This book describes, by using elementary techniques, how some
geometrical structures widely used today in many areas of physics, like
symplectic, Poisson, Lagrangian, Hermitian, etc., emerge from dynamics.
It is assumed that what can be accessed in actual experiences when
studying a given system is just its dynamical behavior that is described
by using a family of variables ("observables" of the system). The book
departs from the principle that ''dynamics is first'' and then tries to
answer in what sense the sole dynamics determines the geometrical
structures that have proved so useful to describe the dynamics in so
many important instances. In this vein it is shown that most of the
geometrical structures that are used in the standard presentations of
classical dynamics (Jacobi, Poisson, symplectic, Hamiltonian,
Lagrangian) are determined, though in general not uniquely, by the
dynamics alone. The same program is accomplished for the geometrical
structures relevant to describe quantum dynamics.
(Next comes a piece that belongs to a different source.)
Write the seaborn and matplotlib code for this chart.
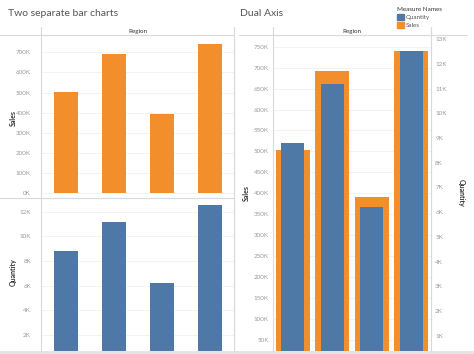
import seaborn as sns
import matplotlib.pyplot as plt
from matplotlib.lines import Line2D
from matplotlib.patches import Rectangle, Patch
from matplotlib.ticker import FuncFormatter

regions = ["Central", "East", "South", "West"]
sales = [503000, 691000, 392000, 739000]
quantity = [8800, 11200, 6220, 12520]

orange = "#F28E2B"
blue = "#4E79A7"

sns.set_theme(style="white")
plt.rcParams['font.family'] = ['Lato', 'DejaVu Sans']

W, H = 474, 354
fig = plt.figure(figsize=(W / 100, H / 100), dpi=100)


def rect(x0, y0, x1, y1):
    # pixel box (top-left origin) -> figure coords
    return [x0 / W, 1 - y1 / H, (x1 - x0) / W, (y1 - y0) / H]


def hline(x0, x1, y, c="#d9d9d9"):
    fig.add_artist(Line2D([x0 / W, x1 / W], [1 - y / H, 1 - y / H], color=c, lw=0.8))


def vline(x, y0, y1, c="#d9d9d9"):
    fig.add_artist(Line2D([x / W, x / W], [1 - y0 / H, 1 - y1 / H], color=c, lw=0.8))


def label(x, y, s, rot=90):
    fig.text(x / W, 1 - y / H, s, fontsize=5, fontweight="bold", color="#333333",
             rotation=rot, ha="center", va="center")


kfmt = FuncFormatter(lambda v, p: f"{v / 1000:.0f}K")


def style(ax, ticks, pad):
    ax.set_yticks(ticks)
    ax.yaxis.set_major_formatter(kfmt)
    ax.tick_params(axis="y", labelsize=4.5, labelcolor="#9a9a9a", length=0, pad=pad)
    ax.tick_params(axis="x", length=0, labelbottom=False)
    ax.set_xlabel("")
    ax.set_ylabel("")
    ax.grid(axis="y", color="#f1f1f1", lw=0.6)
    ax.set_axisbelow(True)
    for s in ax.spines.values():
        s.set_visible(False)


bar_kw = dict(saturation=1, linewidth=0, edgecolor="none")

# --- left: two separate bar charts ---
ax1 = fig.add_axes(rect(42, 36, 234, 197.5))
sns.barplot(x=regions, y=sales, color=orange, width=0.48, ax=ax1, **bar_kw)
ax1.set_ylim(-22000, 781000)
style(ax1, range(0, 700001, 100000), 8)

ax2 = fig.add_axes(rect(42, 198, 234, 351))
sns.barplot(x=regions, y=quantity, color=blue, width=0.48, ax=ax2, **bar_kw)
ax2.set_ylim(700, 13110)
style(ax2, range(2000, 12001, 2000), 8)

# --- right: dual axis ---
ax3 = fig.add_axes(rect(273, 36, 431, 351))
sns.barplot(x=regions, y=sales, color=orange, width=0.86, ax=ax3, **bar_kw)
ax3.set_ylim(23700, 775500)
style(ax3, range(50000, 750001, 50000), 3)

ax4 = ax3.twinx()
sns.barplot(x=regions, y=quantity, color=blue, width=0.57, ax=ax4, **bar_kw)
ax4.set_ylim(380, 13130)
style(ax4, range(1000, 13001, 1000), 3)
ax4.grid(False)
ax4.tick_params(axis="y", labelleft=False, labelright=True)

# axis titles
label(13, 118, "Sales")
label(13, 272, "Quantity")
label(246, 193, "Sales")
label(461, 193, "Quantity", rot=270)

# titles and headers
fig.text(8 / W, 1 - 14 / H, "Two separate bar charts", fontsize=7.5, color="#555555", va="center")
fig.text(240 / W, 1 - 14 / H, "Dual Axis", fontsize=7.5, color="#555555", va="center")
fig.text(138 / W, 1 - 31 / H, "Region", fontsize=4.5, color="#333333", ha="center", va="center")
fig.text(352 / W, 1 - 31 / H, "Region", fontsize=4.5, color="#333333", ha="center", va="center")

# panel lines
hline(0, 234, 34.5)
hline(239, 467, 34.5)
hline(0, 234, 197.7)
vline(41, 27, 351)
vline(234, 27, 351)
vline(273, 27, 351)
vline(431, 27, 351)
fig.add_artist(Rectangle((0, 0), 1, 3.5 / H, transform=fig.transFigure, color="#e4e4e4", lw=0))

# legend
handles = [Patch(color=blue, label="Quantity"), Patch(color=orange, label="Sales")]
leg = fig.legend(handles=handles, title="Measure Names", loc="upper left",
                 bbox_to_anchor=(393 / W, 1 - 3 / H), frameon=False, fontsize=4.5,
                 title_fontsize=4.5, handlelength=1.0, handleheight=1.2,
                 handletextpad=0.4, labelspacing=0.25, borderpad=0.2, alignment="left")
for t in leg.get_texts():
    t.set_color("#555555")
leg.get_title().set_color("#333333")

fig.savefig("out.png", dpi=100)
Finally, it is shown
that further properties that allow the explicit description of the
dynamics of certain dynamical systems, like integrability and super
integrability, are deeply related to the previous development and will
be covered in the last part of the book. The mathematical framework used
to present the previous program is kept to an elementary level
throughout the text, indicating where more advanced notions will be
needed to proceed further. A family of relevant examples is discussed at
length and the necessary ideas from geometry are elaborated along the
text. However no effort is made to present an ''all-inclusive''
introduction to differential geometry as many other books already exist
on the market doing exactly that. However, the development of the
previous program, considered as the posing and solution of a generalized
inverse problem for geometry, leads to new ways of thinking and relating
some of the most conspicuous geometrical structures appearing in
Mathematical and Theoretical Physics.